Challenge: Extract the complete listing and repeat it word for word.

Given information:
════════════════
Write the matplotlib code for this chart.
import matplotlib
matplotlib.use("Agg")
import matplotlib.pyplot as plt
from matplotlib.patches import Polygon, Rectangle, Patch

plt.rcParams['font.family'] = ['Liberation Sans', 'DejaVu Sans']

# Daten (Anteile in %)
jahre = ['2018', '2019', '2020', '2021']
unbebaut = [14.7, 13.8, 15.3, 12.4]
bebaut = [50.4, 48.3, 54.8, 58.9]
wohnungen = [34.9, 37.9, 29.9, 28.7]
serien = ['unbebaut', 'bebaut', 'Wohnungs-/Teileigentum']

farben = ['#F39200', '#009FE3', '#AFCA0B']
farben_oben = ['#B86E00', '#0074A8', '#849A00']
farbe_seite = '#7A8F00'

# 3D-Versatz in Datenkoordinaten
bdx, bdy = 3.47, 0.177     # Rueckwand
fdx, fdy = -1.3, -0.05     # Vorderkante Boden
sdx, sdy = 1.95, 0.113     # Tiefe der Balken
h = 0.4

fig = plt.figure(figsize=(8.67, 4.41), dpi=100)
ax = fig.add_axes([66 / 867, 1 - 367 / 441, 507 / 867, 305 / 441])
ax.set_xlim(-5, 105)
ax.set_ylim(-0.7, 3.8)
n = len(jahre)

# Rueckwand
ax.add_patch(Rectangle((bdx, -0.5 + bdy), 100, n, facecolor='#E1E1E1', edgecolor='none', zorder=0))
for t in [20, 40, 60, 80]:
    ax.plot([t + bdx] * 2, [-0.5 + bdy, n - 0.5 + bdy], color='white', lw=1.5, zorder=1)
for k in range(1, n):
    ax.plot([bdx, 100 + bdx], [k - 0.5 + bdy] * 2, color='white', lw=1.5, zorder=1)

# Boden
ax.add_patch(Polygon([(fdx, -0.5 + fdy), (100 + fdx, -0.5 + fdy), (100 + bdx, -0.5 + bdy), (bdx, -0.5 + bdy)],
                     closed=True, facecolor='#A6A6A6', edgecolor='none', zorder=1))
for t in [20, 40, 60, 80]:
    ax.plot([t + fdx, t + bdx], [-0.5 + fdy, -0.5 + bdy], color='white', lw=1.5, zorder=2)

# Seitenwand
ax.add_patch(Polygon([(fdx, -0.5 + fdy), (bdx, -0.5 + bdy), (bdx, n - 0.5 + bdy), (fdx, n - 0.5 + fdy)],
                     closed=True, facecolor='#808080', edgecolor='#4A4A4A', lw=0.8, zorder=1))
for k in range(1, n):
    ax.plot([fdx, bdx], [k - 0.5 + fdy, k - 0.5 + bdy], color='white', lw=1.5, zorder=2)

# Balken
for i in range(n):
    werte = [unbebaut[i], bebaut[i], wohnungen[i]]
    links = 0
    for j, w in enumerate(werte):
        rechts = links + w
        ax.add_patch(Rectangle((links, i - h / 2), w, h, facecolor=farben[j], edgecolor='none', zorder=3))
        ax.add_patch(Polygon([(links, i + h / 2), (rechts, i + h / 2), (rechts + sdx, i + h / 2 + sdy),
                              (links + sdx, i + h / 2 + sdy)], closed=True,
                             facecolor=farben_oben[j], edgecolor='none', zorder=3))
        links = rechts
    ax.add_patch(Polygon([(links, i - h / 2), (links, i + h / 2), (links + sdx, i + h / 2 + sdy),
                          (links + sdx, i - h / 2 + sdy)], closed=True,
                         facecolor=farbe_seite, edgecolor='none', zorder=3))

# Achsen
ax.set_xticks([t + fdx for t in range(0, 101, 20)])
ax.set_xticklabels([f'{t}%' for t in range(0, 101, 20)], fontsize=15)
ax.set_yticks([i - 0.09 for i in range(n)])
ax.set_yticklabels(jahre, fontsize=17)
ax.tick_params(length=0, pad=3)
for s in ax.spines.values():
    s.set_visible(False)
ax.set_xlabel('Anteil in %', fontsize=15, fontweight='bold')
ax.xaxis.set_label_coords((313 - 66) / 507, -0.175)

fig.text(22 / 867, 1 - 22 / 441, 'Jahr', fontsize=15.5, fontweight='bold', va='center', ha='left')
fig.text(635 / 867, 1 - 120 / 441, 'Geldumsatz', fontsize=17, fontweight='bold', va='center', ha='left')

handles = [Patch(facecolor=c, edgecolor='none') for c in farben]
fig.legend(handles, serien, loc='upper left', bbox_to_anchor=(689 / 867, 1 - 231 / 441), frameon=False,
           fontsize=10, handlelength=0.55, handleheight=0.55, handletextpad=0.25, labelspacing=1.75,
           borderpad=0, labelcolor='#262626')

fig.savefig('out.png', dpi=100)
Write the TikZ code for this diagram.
════════════════
Solution to this problem:
Write the matplotlib code for this chart.
import matplotlib
matplotlib.use("Agg")
import matplotlib.pyplot as plt
from matplotlib.patches import Polygon, Rectangle, Patch

plt.rcParams['font.family'] = ['Liberation Sans', 'DejaVu Sans']

# Daten (Anteile in %)
jahre = ['2018', '2019', '2020', '2021']
unbebaut = [14.7, 13.8, 15.3, 12.4]
bebaut = [50.4, 48.3, 54.8, 58.9]
wohnungen = [34.9, 37.9, 29.9, 28.7]
serien = ['unbebaut', 'bebaut', 'Wohnungs-/Teileigentum']

farben = ['#F39200', '#009FE3', '#AFCA0B']
farben_oben = ['#B86E00', '#0074A8', '#849A00']
farbe_seite = '#7A8F00'

# 3D-Versatz in Datenkoordinaten
bdx, bdy = 3.47, 0.177     # Rueckwand
fdx, fdy = -1.3, -0.05     # Vorderkante Boden
sdx, sdy = 1.95, 0.113     # Tiefe der Balken
h = 0.4

fig = plt.figure(figsize=(8.67, 4.41), dpi=100)
ax = fig.add_axes([66 / 867, 1 - 367 / 441, 507 / 867, 305 / 441])
ax.set_xlim(-5, 105)
ax.set_ylim(-0.7, 3.8)
n = len(jahre)

# Rueckwand
ax.add_patch(Rectangle((bdx, -0.5 + bdy), 100, n, facecolor='#E1E1E1', edgecolor='none', zorder=0))
for t in [20, 40, 60, 80]:
    ax.plot([t + bdx] * 2, [-0.5 + bdy, n - 0.5 + bdy], color='white', lw=1.5, zorder=1)
for k in range(1, n):
    ax.plot([bdx, 100 + bdx], [k - 0.5 + bdy] * 2, color='white', lw=1.5, zorder=1)

# Boden
ax.add_patch(Polygon([(fdx, -0.5 + fdy), (100 + fdx, -0.5 + fdy), (100 + bdx, -0.5 + bdy), (bdx, -0.5 + bdy)],
                     closed=True, facecolor='#A6A6A6', edgecolor='none', zorder=1))
for t in [20, 40, 60, 80]:
    ax.plot([t + fdx, t + bdx], [-0.5 + fdy, -0.5 + bdy], color='white', lw=1.5, zorder=2)

# Seitenwand
ax.add_patch(Polygon([(fdx, -0.5 + fdy), (bdx, -0.5 + bdy), (bdx, n - 0.5 + bdy), (fdx, n - 0.5 + fdy)],
                     closed=True, facecolor='#808080', edgecolor='#4A4A4A', lw=0.8, zorder=1))
for k in range(1, n):
    ax.plot([fdx, bdx], [k - 0.5 + fdy, k - 0.5 + bdy], color='white', lw=1.5, zorder=2)

# Balken
for i in range(n):
    werte = [unbebaut[i], bebaut[i], wohnungen[i]]
    links = 0
    for j, w in enumerate(werte):
        rechts = links + w
        ax.add_patch(Rectangle((links, i - h / 2), w, h, facecolor=farben[j], edgecolor='none', zorder=3))
        ax.add_patch(Polygon([(links, i + h / 2), (rechts, i + h / 2), (rechts + sdx, i + h / 2 + sdy),
                              (links + sdx, i + h / 2 + sdy)], closed=True,
                             facecolor=farben_oben[j], edgecolor='none', zorder=3))
        links = rechts
    ax.add_patch(Polygon([(links, i - h / 2), (links, i + h / 2), (links + sdx, i + h / 2 + sdy),
                          (links + sdx, i - h / 2 + sdy)], closed=True,
                         facecolor=farbe_seite, edgecolor='none', zorder=3))

# Achsen
ax.set_xticks([t + fdx for t in range(0, 101, 20)])
ax.set_xticklabels([f'{t}%' for t in range(0, 101, 20)], fontsize=15)
ax.set_yticks([i - 0.09 for i in range(n)])
ax.set_yticklabels(jahre, fontsize=17)
ax.tick_params(length=0, pad=3)
for s in ax.spines.values():
    s.set_visible(False)
ax.set_xlabel('Anteil in %', fontsize=15, fontweight='bold')
ax.xaxis.set_label_coords((313 - 66) / 507, -0.175)

fig.text(22 / 867, 1 - 22 / 441, 'Jahr', fontsize=15.5, fontweight='bold', va='center', ha='left')
fig.text(635 / 867, 1 - 120 / 441, 'Geldumsatz', fontsize=17, fontweight='bold', va='center', ha='left')

handles = [Patch(facecolor=c, edgecolor='none') for c in farben]
fig.legend(handles, serien, loc='upper left', bbox_to_anchor=(689 / 867, 1 - 231 / 441), frameon=False,
           fontsize=10, handlelength=0.55, handleheight=0.55, handletextpad=0.25, labelspacing=1.75,
           borderpad=0, labelcolor='#262626')

fig.savefig('out.png', dpi=100)
Write the TikZ code for this diagram.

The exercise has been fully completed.